# RECORD LIST:
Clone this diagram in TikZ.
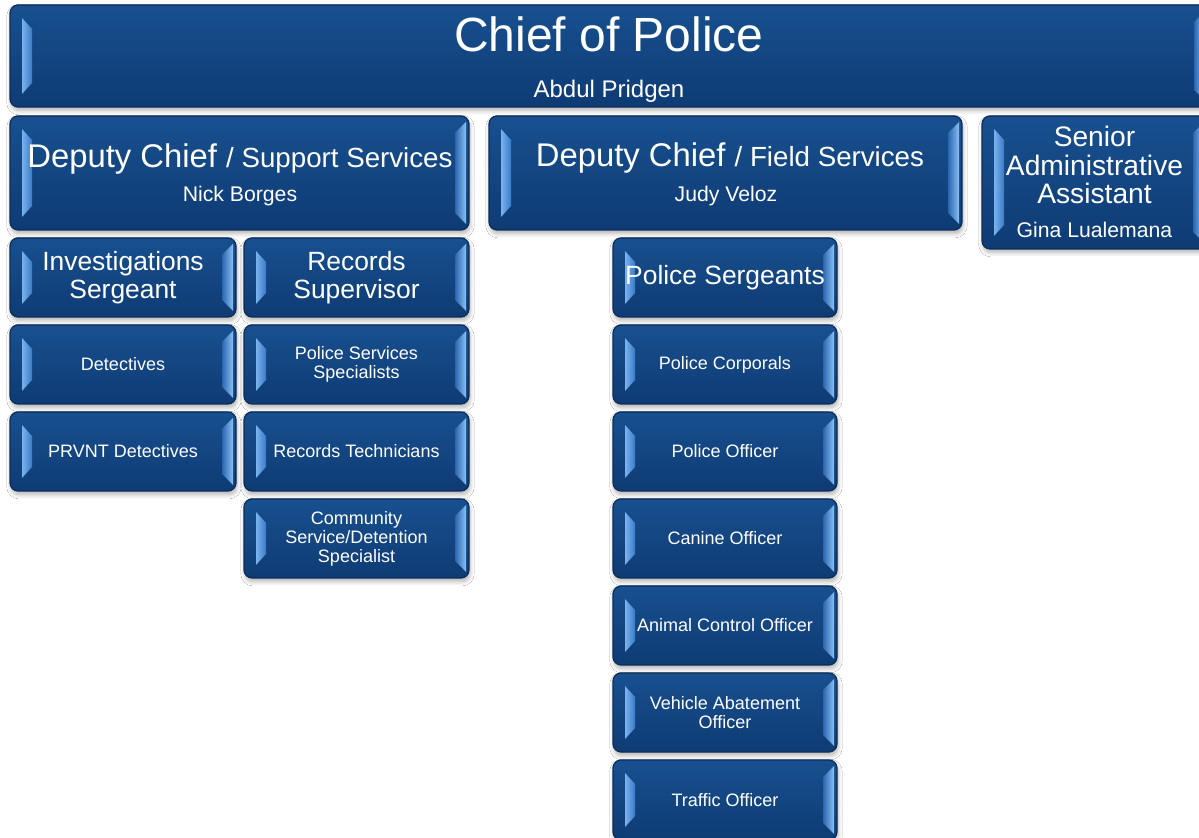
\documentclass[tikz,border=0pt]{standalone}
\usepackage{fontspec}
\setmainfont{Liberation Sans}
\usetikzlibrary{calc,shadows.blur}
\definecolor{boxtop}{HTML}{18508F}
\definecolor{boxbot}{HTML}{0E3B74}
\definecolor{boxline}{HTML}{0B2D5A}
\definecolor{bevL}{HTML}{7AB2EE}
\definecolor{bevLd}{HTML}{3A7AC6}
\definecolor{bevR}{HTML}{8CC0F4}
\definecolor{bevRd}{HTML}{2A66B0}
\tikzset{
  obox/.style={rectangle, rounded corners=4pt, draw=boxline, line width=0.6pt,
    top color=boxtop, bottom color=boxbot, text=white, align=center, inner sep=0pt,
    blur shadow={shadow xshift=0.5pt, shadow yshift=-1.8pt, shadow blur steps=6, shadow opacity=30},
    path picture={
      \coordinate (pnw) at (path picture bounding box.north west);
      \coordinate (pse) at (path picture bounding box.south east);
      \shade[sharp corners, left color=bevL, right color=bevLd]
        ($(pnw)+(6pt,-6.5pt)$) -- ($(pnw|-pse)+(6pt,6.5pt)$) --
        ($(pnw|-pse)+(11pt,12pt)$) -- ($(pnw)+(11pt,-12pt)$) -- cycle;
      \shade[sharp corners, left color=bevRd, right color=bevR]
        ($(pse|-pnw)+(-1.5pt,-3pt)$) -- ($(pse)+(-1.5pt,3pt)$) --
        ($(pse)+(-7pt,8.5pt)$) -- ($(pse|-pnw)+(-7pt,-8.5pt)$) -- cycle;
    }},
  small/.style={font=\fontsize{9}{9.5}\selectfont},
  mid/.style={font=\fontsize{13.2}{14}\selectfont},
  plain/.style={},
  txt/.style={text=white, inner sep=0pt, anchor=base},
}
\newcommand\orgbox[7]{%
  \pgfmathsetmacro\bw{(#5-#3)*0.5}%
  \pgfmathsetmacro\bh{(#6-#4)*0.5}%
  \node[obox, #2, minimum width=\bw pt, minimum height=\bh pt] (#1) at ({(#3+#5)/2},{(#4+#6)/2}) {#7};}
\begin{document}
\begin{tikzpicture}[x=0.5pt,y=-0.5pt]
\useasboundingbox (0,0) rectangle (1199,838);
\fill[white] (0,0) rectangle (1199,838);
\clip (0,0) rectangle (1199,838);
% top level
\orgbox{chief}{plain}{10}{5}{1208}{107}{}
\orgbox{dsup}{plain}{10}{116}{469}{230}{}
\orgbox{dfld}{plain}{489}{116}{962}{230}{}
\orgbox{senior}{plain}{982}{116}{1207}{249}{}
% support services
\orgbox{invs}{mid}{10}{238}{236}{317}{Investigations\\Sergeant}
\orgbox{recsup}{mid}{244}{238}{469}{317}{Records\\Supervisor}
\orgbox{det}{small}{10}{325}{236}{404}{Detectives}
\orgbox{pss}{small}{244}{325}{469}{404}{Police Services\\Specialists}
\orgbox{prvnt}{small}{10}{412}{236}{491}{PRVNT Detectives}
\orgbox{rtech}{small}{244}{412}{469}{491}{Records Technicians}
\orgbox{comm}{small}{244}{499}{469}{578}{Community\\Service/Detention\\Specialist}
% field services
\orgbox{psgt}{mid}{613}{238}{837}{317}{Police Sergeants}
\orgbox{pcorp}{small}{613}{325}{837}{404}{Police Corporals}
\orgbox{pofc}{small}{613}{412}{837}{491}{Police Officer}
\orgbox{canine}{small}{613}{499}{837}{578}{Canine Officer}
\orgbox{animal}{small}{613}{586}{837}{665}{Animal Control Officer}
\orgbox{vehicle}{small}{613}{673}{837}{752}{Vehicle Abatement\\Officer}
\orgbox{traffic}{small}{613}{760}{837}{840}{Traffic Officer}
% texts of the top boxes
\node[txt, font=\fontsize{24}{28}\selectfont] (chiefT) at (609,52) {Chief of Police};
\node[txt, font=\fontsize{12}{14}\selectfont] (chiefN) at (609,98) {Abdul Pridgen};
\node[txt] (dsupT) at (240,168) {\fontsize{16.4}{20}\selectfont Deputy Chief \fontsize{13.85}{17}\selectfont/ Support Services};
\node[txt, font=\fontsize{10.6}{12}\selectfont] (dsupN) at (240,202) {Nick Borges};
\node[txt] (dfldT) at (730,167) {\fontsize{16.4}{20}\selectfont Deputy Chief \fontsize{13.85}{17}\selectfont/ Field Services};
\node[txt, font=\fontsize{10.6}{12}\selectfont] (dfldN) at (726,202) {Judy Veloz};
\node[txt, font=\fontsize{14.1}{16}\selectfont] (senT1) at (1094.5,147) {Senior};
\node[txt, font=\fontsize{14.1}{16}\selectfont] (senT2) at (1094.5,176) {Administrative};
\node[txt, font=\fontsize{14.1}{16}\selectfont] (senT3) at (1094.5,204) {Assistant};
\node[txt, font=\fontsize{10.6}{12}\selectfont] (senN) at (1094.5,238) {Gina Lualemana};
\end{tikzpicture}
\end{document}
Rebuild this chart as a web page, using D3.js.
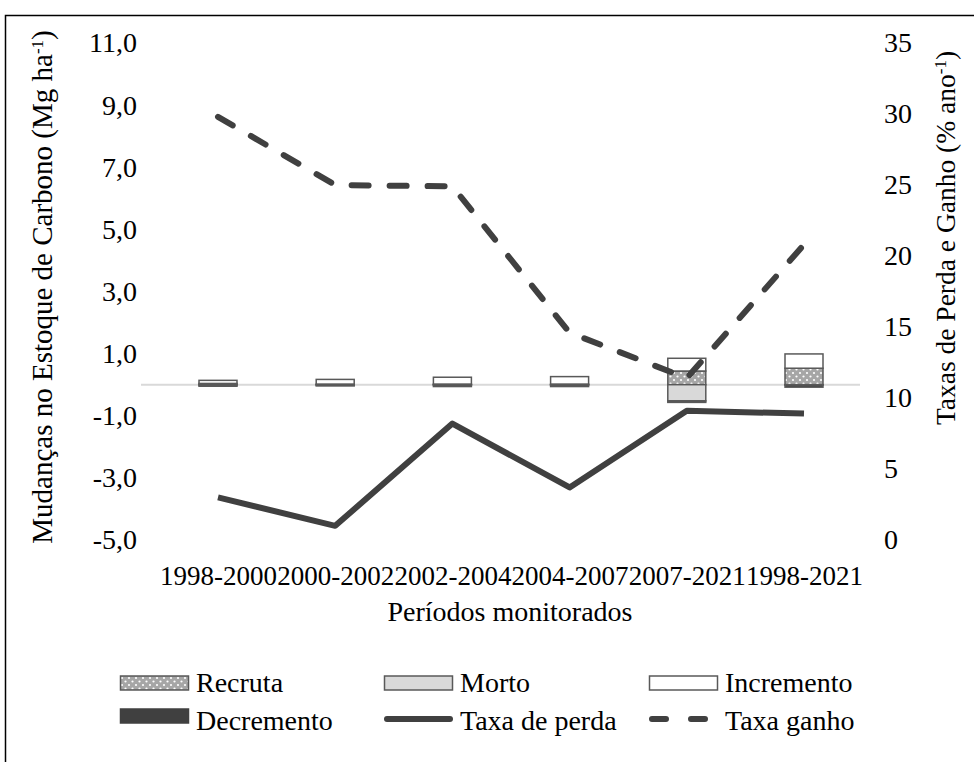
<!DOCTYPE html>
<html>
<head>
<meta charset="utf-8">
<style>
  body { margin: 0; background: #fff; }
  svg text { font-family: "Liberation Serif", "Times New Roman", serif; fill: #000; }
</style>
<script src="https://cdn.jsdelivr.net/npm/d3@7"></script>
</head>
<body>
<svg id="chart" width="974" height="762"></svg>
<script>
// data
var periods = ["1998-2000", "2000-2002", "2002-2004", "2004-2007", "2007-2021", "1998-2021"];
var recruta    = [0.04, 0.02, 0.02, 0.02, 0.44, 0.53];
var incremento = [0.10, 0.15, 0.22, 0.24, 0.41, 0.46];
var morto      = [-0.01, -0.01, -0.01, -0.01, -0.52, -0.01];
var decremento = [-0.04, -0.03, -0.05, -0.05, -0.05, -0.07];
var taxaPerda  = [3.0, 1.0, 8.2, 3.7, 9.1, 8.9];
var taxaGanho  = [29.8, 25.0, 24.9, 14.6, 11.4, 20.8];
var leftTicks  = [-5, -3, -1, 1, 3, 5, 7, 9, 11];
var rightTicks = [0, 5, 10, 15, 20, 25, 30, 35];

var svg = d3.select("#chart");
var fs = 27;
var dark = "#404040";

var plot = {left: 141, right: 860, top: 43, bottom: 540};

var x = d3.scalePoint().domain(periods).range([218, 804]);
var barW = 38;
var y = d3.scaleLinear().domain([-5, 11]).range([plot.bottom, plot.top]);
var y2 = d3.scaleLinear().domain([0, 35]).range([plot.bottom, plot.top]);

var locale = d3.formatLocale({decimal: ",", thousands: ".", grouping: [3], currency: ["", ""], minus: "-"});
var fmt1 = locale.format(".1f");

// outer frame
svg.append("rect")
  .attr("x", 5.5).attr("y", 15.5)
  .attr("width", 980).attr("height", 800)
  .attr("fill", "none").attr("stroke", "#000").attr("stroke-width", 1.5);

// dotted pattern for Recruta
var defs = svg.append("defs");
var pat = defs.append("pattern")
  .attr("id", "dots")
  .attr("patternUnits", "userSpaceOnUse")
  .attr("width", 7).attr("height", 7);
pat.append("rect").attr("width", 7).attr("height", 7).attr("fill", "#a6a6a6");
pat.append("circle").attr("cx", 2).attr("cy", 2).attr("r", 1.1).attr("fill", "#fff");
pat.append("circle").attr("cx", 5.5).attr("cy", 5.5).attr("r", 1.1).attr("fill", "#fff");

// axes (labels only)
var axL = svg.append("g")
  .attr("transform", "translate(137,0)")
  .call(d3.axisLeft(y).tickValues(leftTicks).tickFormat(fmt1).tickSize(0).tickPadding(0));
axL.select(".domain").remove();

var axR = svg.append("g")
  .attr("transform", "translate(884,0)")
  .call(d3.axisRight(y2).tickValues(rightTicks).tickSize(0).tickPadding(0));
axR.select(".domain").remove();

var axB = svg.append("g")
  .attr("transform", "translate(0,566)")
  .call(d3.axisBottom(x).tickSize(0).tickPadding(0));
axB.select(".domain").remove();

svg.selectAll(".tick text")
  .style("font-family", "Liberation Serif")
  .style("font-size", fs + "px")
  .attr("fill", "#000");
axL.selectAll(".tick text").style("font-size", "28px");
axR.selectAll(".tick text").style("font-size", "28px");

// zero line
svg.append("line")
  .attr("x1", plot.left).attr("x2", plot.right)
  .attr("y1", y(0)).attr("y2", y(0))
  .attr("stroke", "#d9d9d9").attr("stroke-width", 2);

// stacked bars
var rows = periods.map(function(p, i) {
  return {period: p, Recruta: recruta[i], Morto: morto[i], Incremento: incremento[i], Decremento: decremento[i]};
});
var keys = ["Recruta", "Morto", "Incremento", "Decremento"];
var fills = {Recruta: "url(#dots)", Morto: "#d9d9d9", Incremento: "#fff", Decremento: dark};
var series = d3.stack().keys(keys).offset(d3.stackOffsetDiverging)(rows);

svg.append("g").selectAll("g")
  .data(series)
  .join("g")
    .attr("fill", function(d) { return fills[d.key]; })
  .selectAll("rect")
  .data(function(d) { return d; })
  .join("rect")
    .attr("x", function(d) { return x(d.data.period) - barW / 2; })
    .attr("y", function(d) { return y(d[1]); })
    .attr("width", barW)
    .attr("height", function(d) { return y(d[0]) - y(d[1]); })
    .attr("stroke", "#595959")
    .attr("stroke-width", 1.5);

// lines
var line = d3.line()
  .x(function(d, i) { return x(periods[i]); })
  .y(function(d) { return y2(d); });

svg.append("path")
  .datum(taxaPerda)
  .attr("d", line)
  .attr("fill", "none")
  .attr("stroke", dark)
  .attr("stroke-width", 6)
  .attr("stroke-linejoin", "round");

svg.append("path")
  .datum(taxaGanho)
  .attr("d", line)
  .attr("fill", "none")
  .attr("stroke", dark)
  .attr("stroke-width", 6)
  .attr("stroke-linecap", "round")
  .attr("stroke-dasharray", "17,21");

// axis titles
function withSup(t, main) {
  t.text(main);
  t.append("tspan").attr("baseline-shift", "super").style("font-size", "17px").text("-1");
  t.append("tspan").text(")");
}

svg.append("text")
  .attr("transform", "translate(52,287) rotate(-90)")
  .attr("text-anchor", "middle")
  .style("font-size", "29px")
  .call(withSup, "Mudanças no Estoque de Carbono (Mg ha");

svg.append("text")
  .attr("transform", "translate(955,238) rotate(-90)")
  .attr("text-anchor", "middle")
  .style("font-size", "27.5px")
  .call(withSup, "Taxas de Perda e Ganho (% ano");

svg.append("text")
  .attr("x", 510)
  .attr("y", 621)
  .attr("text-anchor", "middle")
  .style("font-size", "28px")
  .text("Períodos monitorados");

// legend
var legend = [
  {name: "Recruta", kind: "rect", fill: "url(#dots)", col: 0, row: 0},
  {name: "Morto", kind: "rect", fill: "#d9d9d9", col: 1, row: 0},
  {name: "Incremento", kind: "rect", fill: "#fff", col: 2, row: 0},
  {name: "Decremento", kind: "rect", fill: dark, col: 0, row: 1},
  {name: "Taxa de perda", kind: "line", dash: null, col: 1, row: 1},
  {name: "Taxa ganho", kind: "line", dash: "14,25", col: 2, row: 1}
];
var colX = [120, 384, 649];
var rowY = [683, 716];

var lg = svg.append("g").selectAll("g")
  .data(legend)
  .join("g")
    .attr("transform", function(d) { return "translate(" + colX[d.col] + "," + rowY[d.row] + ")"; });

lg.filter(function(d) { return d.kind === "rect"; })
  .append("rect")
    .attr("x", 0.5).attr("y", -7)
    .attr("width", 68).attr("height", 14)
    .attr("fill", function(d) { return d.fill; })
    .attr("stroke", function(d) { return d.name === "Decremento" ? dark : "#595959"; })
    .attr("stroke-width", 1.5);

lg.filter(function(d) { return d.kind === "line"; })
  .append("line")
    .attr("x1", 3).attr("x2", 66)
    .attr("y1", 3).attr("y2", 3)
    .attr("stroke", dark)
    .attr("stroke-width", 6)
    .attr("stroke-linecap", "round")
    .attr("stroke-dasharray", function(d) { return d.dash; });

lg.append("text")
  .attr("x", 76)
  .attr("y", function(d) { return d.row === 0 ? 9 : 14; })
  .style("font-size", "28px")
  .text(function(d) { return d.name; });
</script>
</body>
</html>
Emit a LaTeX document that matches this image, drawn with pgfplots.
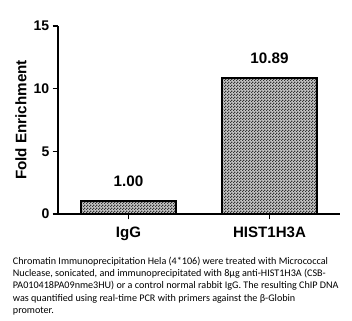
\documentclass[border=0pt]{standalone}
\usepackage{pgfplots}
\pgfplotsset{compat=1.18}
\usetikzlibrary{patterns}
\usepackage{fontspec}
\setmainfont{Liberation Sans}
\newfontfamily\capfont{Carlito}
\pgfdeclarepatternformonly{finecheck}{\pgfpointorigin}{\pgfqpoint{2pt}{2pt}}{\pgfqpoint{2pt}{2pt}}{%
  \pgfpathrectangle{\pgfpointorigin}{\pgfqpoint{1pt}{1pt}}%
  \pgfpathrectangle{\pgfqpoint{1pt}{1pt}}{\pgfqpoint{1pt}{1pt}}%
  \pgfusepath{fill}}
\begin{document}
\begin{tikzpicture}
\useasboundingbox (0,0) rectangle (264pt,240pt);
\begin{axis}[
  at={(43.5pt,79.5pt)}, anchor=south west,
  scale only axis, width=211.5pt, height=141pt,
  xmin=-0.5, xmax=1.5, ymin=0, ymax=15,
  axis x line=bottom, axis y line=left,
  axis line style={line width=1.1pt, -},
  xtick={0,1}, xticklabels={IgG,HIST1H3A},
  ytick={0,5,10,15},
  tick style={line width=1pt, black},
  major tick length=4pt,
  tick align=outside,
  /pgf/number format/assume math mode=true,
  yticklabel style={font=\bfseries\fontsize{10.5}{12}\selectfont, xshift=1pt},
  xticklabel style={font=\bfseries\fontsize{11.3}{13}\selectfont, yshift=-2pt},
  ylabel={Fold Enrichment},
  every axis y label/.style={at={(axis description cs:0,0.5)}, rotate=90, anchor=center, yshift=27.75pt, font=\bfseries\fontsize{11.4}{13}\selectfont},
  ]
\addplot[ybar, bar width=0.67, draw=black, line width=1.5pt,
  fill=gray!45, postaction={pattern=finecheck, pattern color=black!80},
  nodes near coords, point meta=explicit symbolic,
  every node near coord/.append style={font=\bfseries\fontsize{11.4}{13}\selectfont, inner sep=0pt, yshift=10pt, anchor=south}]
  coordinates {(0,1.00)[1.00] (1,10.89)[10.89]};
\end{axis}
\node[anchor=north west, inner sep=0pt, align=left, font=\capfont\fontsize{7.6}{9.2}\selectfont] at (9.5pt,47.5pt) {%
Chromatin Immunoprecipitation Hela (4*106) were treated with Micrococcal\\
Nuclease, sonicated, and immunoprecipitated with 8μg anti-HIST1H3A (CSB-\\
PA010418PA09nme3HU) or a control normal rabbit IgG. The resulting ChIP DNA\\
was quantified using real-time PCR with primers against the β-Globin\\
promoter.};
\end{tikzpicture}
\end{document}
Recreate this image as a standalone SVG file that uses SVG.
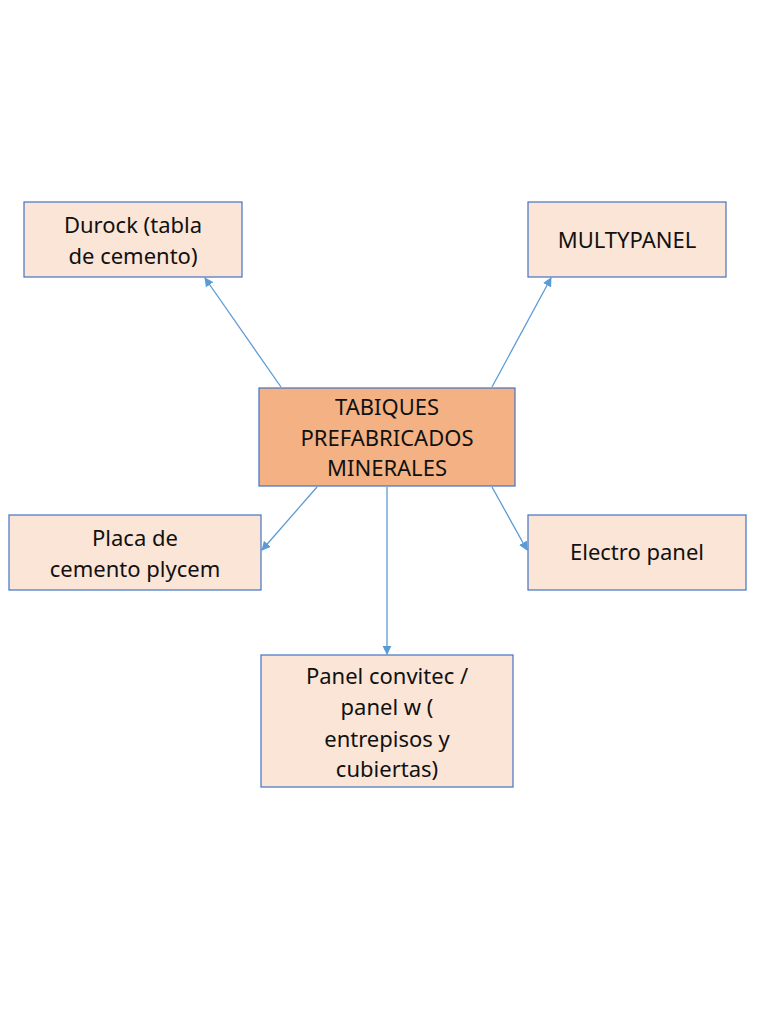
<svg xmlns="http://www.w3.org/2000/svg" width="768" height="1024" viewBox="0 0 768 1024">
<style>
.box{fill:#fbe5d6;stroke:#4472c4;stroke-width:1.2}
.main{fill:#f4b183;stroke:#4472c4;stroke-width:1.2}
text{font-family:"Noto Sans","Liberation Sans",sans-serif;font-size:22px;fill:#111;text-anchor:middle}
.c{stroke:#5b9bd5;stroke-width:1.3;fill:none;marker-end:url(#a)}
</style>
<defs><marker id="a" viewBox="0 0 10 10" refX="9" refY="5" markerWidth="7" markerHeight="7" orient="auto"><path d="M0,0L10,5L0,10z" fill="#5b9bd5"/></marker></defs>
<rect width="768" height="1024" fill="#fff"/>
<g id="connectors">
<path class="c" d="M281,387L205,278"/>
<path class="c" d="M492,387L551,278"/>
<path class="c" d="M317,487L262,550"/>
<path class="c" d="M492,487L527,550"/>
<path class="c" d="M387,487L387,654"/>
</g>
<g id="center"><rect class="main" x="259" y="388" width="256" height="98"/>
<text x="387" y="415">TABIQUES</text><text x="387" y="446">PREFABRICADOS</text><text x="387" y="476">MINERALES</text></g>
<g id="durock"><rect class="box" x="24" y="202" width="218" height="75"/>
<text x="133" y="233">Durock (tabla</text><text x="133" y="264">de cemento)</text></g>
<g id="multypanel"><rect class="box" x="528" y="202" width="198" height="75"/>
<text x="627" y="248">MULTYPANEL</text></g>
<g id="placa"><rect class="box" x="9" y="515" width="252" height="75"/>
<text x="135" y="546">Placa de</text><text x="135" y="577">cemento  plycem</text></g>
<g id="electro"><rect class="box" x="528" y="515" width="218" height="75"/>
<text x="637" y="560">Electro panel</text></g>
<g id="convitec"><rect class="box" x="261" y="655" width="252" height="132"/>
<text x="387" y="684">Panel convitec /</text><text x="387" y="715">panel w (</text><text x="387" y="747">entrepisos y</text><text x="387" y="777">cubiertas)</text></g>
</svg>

# WHAT YOU ARE ASKED TO DO:
Answer with one number: how many lines of the entries above include the word "using".

# TASK RESULT:
2